───── Material ─────

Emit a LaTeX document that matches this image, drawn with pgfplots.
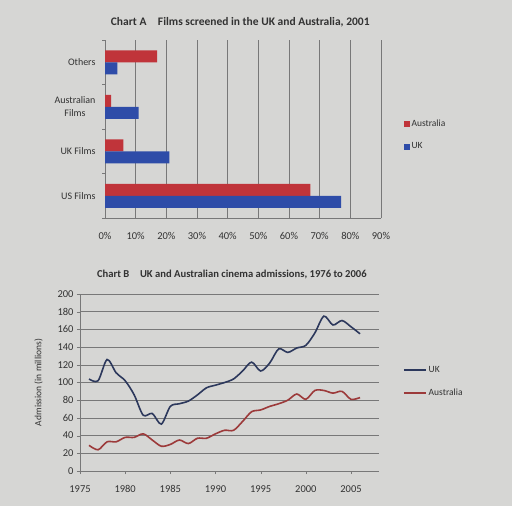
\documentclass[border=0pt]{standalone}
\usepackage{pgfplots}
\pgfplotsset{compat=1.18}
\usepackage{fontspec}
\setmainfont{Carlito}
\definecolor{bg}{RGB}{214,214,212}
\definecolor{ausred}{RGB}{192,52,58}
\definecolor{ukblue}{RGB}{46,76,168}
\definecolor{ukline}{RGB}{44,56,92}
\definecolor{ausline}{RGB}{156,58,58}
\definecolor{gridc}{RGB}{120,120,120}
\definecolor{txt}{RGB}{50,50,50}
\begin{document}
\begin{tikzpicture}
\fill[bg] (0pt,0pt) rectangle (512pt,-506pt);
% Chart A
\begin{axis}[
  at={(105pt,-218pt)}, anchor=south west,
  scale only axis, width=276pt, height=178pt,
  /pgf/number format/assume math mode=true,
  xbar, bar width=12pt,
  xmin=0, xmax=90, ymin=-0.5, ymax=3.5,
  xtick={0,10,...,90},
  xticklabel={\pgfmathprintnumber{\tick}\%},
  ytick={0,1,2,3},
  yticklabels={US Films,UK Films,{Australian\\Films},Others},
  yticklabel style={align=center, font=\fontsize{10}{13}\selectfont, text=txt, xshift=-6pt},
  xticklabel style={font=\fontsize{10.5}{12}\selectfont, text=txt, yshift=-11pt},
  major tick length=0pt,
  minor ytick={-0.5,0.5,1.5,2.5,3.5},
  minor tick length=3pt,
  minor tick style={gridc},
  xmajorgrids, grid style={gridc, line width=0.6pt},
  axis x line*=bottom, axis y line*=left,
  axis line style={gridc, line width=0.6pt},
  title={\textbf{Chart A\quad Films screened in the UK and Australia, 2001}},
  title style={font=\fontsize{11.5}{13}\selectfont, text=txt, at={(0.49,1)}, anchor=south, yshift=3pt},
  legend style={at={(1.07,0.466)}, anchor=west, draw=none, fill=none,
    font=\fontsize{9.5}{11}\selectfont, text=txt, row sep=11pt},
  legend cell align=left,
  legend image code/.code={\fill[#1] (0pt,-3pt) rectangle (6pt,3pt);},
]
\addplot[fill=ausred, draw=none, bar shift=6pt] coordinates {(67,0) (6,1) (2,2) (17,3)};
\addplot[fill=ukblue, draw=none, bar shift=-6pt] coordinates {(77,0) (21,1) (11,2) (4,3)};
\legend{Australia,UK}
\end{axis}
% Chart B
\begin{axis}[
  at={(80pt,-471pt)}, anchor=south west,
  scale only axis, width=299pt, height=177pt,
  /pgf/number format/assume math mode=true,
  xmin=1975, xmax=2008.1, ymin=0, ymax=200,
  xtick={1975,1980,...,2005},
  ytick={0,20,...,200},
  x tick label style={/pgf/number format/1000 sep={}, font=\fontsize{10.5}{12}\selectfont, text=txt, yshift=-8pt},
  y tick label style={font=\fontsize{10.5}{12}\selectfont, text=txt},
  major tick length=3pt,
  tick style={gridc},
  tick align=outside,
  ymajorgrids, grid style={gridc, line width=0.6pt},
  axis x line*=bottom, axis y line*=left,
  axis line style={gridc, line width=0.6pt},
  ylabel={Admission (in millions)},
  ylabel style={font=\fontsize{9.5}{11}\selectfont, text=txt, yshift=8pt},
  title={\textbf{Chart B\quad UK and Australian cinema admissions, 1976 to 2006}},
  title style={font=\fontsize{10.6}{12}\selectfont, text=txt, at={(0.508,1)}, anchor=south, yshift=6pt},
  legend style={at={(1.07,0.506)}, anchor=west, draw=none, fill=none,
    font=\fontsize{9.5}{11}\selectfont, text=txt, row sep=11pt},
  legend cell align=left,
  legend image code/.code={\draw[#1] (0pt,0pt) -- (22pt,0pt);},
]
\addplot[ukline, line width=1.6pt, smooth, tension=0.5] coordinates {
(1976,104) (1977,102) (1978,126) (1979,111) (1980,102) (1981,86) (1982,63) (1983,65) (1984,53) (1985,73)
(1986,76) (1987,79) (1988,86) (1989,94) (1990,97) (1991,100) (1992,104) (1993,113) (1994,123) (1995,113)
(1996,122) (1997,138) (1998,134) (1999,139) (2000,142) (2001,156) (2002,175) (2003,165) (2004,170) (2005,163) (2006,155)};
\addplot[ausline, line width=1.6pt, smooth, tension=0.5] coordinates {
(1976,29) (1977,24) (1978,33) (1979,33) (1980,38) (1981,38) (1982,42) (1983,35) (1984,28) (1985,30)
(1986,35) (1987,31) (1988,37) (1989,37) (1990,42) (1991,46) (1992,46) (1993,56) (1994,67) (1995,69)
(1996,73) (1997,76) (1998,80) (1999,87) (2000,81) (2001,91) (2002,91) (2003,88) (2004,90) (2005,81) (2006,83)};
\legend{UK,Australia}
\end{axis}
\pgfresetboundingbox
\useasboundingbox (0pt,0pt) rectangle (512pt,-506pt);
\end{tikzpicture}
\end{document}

─────

[Goal]
Restate the data above word for word. Do not include the images.

[In response]
Emit a LaTeX document that matches this image, drawn with pgfplots.
\documentclass[border=0pt]{standalone}
\usepackage{pgfplots}
\pgfplotsset{compat=1.18}
\usepackage{fontspec}
\setmainfont{Carlito}
\definecolor{bg}{RGB}{214,214,212}
\definecolor{ausred}{RGB}{192,52,58}
\definecolor{ukblue}{RGB}{46,76,168}
\definecolor{ukline}{RGB}{44,56,92}
\definecolor{ausline}{RGB}{156,58,58}
\definecolor{gridc}{RGB}{120,120,120}
\definecolor{txt}{RGB}{50,50,50}
\begin{document}
\begin{tikzpicture}
\fill[bg] (0pt,0pt) rectangle (512pt,-506pt);
% Chart A
\begin{axis}[
  at={(105pt,-218pt)}, anchor=south west,
  scale only axis, width=276pt, height=178pt,
  /pgf/number format/assume math mode=true,
  xbar, bar width=12pt,
  xmin=0, xmax=90, ymin=-0.5, ymax=3.5,
  xtick={0,10,...,90},
  xticklabel={\pgfmathprintnumber{\tick}\%},
  ytick={0,1,2,3},
  yticklabels={US Films,UK Films,{Australian\\Films},Others},
  yticklabel style={align=center, font=\fontsize{10}{13}\selectfont, text=txt, xshift=-6pt},
  xticklabel style={font=\fontsize{10.5}{12}\selectfont, text=txt, yshift=-11pt},
  major tick length=0pt,
  minor ytick={-0.5,0.5,1.5,2.5,3.5},
  minor tick length=3pt,
  minor tick style={gridc},
  xmajorgrids, grid style={gridc, line width=0.6pt},
  axis x line*=bottom, axis y line*=left,
  axis line style={gridc, line width=0.6pt},
  title={\textbf{Chart A\quad Films screened in the UK and Australia, 2001}},
  title style={font=\fontsize{11.5}{13}\selectfont, text=txt, at={(0.49,1)}, anchor=south, yshift=3pt},
  legend style={at={(1.07,0.466)}, anchor=west, draw=none, fill=none,
    font=\fontsize{9.5}{11}\selectfont, text=txt, row sep=11pt},
  legend cell align=left,
  legend image code/.code={\fill[#1] (0pt,-3pt) rectangle (6pt,3pt);},
]
\addplot[fill=ausred, draw=none, bar shift=6pt] coordinates {(67,0) (6,1) (2,2) (17,3)};
\addplot[fill=ukblue, draw=none, bar shift=-6pt] coordinates {(77,0) (21,1) (11,2) (4,3)};
\legend{Australia,UK}
\end{axis}
% Chart B
\begin{axis}[
  at={(80pt,-471pt)}, anchor=south west,
  scale only axis, width=299pt, height=177pt,
  /pgf/number format/assume math mode=true,
  xmin=1975, xmax=2008.1, ymin=0, ymax=200,
  xtick={1975,1980,...,2005},
  ytick={0,20,...,200},
  x tick label style={/pgf/number format/1000 sep={}, font=\fontsize{10.5}{12}\selectfont, text=txt, yshift=-8pt},
  y tick label style={font=\fontsize{10.5}{12}\selectfont, text=txt},
  major tick length=3pt,
  tick style={gridc},
  tick align=outside,
  ymajorgrids, grid style={gridc, line width=0.6pt},
  axis x line*=bottom, axis y line*=left,
  axis line style={gridc, line width=0.6pt},
  ylabel={Admission (in millions)},
  ylabel style={font=\fontsize{9.5}{11}\selectfont, text=txt, yshift=8pt},
  title={\textbf{Chart B\quad UK and Australian cinema admissions, 1976 to 2006}},
  title style={font=\fontsize{10.6}{12}\selectfont, text=txt, at={(0.508,1)}, anchor=south, yshift=6pt},
  legend style={at={(1.07,0.506)}, anchor=west, draw=none, fill=none,
    font=\fontsize{9.5}{11}\selectfont, text=txt, row sep=11pt},
  legend cell align=left,
  legend image code/.code={\draw[#1] (0pt,0pt) -- (22pt,0pt);},
]
\addplot[ukline, line width=1.6pt, smooth, tension=0.5] coordinates {
(1976,104) (1977,102) (1978,126) (1979,111) (1980,102) (1981,86) (1982,63) (1983,65) (1984,53) (1985,73)
(1986,76) (1987,79) (1988,86) (1989,94) (1990,97) (1991,100) (1992,104) (1993,113) (1994,123) (1995,113)
(1996,122) (1997,138) (1998,134) (1999,139) (2000,142) (2001,156) (2002,175) (2003,165) (2004,170) (2005,163) (2006,155)};
\addplot[ausline, line width=1.6pt, smooth, tension=0.5] coordinates {
(1976,29) (1977,24) (1978,33) (1979,33) (1980,38) (1981,38) (1982,42) (1983,35) (1984,28) (1985,30)
(1986,35) (1987,31) (1988,37) (1989,37) (1990,42) (1991,46) (1992,46) (1993,56) (1994,67) (1995,69)
(1996,73) (1997,76) (1998,80) (1999,87) (2000,81) (2001,91) (2002,91) (2003,88) (2004,90) (2005,81) (2006,83)};
\legend{UK,Australia}
\end{axis}
\pgfresetboundingbox
\useasboundingbox (0pt,0pt) rectangle (512pt,-506pt);
\end{tikzpicture}
\end{document}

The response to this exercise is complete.